Noting that the original name of Rimmonim in Sephardi areas was Tabuach, apple, this pair is the expression of that with four round shapes suitable to the name. An unusually long inscription decorates these Rimmonim made in Algiers around the turn of the 19th century. An almost identical pair existed in the Cymbalista collection and is documented in the catalog of that collection as presented at the Cymbalista Center at Tel Aviv University.
Upper Sections: "Dedicated unto the Lord. Donation of the woman Marara(?), Blessed among women, daughter of the Rabbi,m the honorable R. Moshe Sellam, in honor of the good name, Dawud son to Yitzhak son of Dawud Choudroun, May his Rock protect him and sustain him. So mait be his will. And .... for the repose of the soul of Yitzhak son of Dawud, May he live......, Choukroun, May his rest be eternal, May his soul be bound up in the bundle of life. And for the repose of the soul of Moshe son of Sellam, May his rest be eternal."
Rimmon B: Upper Sections: "And for the repose of the soul of the Woman Ma'eir(?), wife of Moshe son of Dawud Sellam. These, the Torah Finials, were made to embellish with the Torah Scroll, by a distinguished artisan, engraved, ornamented and gilded.
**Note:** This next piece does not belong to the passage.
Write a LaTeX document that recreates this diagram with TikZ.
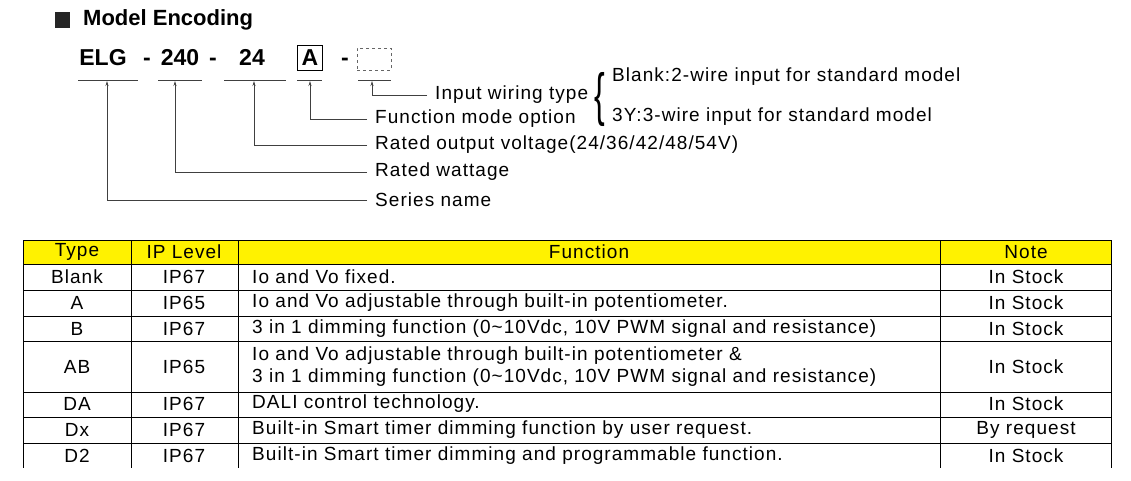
\documentclass[tikz,border=0pt]{standalone}
\usepackage{fontspec}
\setmainfont{Liberation Sans}
\newfontfamily\widefont[LetterSpace=5.5]{Liberation Sans}
\usetikzlibrary{arrows.meta}
\begin{document}
\begin{tikzpicture}[x=1pt,y=-1pt,
  lbl/.style={anchor=west,inner sep=0pt,font=\widefont\fontsize{19}{21}\selectfont},
  code/.style={inner sep=0pt,anchor=base,font=\fontsize{23}{24}\selectfont\bfseries},
  cell/.style={inner sep=0pt,font=\widefont\fontsize{19}{22}\selectfont},
  ln/.style={draw=black!75,line width=0.8pt},
  arr/.style={ln,-{Stealth[length=5pt,width=3pt]}},
  grid/.style={draw=black,line width=1pt}]
\useasboundingbox (0,0) rectangle (1131,480);
% title
\fill[black!85] (55,12) rectangle (70,28);
\node[anchor=west,inner sep=0pt,font=\fontsize{22}{24}\selectfont\bfseries] (title) at (83,20) {Model Encoding};
% code
\node[code] (elg) at (103,65) {ELG};
\node[code] (d1) at (147,65) {-};
\node[code] (w) at (180,65) {240};
\node[code] (d2) at (213,65) {-};
\node[code] (v) at (252,65) {24};
\draw[line width=1pt] (297,45) rectangle (322,70);
\node[code] (a) at (310,65) {A};
\node[code] (d3) at (345,65) {-};
\node[draw=black!60,dashed,minimum width=34pt,minimum height=22pt,inner sep=0pt] (box) at (374,59) {};
% underlines
\draw[ln] (78,80) -- (138,80);
\draw[ln] (158,80) -- (202,80);
\draw[ln] (224,80) -- (286,80);
\draw[ln] (297,80) -- (322,80);
\draw[ln] (358,80) -- (391,80);
% labels
\node[lbl] (l5) at (435,95) {Input wiring type};
\node[lbl] (l4) at (375,119) {Function mode option};
\node[lbl] (l3) at (375,145) {Rated output voltage(24/36/42/48/54V)};
\node[lbl] (l2) at (375,172) {Rated wattage};
\node[lbl] (l1) at (375,200) {Series name};
\draw[arr] (l5.west) ++(-8,0) -- (372,95) -- (372,81);
\draw[arr] (l4.west) ++(-8,0) -- (310,119) -- (310,81);
\draw[arr] (l3.west) ++(-8,0) -- (254,145) -- (254,81);
\draw[arr] (l2.west) ++(-8,0) -- (175,172) -- (175,81);
\draw[arr] (l1.west) ++(-8,0) -- (107,200) -- (107,81);
% brace
\node[inner sep=0pt,font=\fontsize{40}{40}\selectfont,yscale=1.45,xscale=0.8] (br) at (600,99) {\{};
\node[lbl] (o1) at (612,77) {Blank:2-wire input for standard model};
\node[lbl] (o2) at (612,117) {3Y:3-wire input for standard model};
% table
\fill[yellow] (23,240) rectangle (1111,264);
\foreach \y in {240,264,290,316,341,392,417,443} \draw[grid] (23,\y) -- (1111,\y);
\foreach \x in {23,131,238,940,1111} \draw[grid] (\x,240) -- (\x,468);
\node[cell] (h1) at (77,252) {Type};
\node[cell] (h2) at (184,252) {IP Level};
\node[cell] (h3) at (589,252) {Function};
\node[cell] (h4) at (1026,252) {Note};
\foreach \t/\ip/\f/\n/\y [count=\i] in {
  Blank/IP67/Io and Vo fixed./In Stock/277,
  A/IP65/Io and Vo adjustable through built-in potentiometer./In Stock/303,
  B/IP67/{3 in 1 dimming function (0\textasciitilde10Vdc, 10V PWM signal and resistance)}/In Stock/329,
  DA/IP67/DALI control technology./In Stock/404,
  Dx/IP67/Built-in Smart timer dimming function by user request./By request/430,
  D2/IP67/Built-in Smart timer dimming and programmable function./In Stock/456} {
  \node[cell] (t\i) at (77,\y) {\t};
  \node[cell] (p\i) at (184,\y) {\ip};
  \node[cell,anchor=west] (f\i) at (252,\y) {\f};
  \node[cell] (n\i) at (1026,\y) {\n};
}
\node[cell] (tab) at (77,367) {AB};
\node[cell] (pab) at (184,367) {IP65};
\node[cell,anchor=west,align=left] (fab) at (252,367) {Io and Vo adjustable through built-in potentiometer \&\\3 in 1 dimming function (0\textasciitilde10Vdc, 10V PWM signal and resistance)};
\node[cell] (nab) at (1026,367) {In Stock};
\end{tikzpicture}
\end{document}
A bell and a pomegranate, a bell and a pomegranate...on...(?)"
On Stems: "On 'For thereby you shall have life and shall long endure upon the soil' in the month of Elul, which stimulates repentance, the year 5659 of the reckoning of creation"
Note: The dating "For thereby......" is from the last verse of the weekly portion for the last week of the Jewish year, called "Nitzavim" (Deuteronomy 29:9-30:20. Thus, these Torah Finials were dedicated on the Sabbath, Elul 27, 5659 == Saturday, September 2, 1898.
Note also that both stems have been resoldered to the bodies, during which repair the ends of the line of the script were somewhat damaged.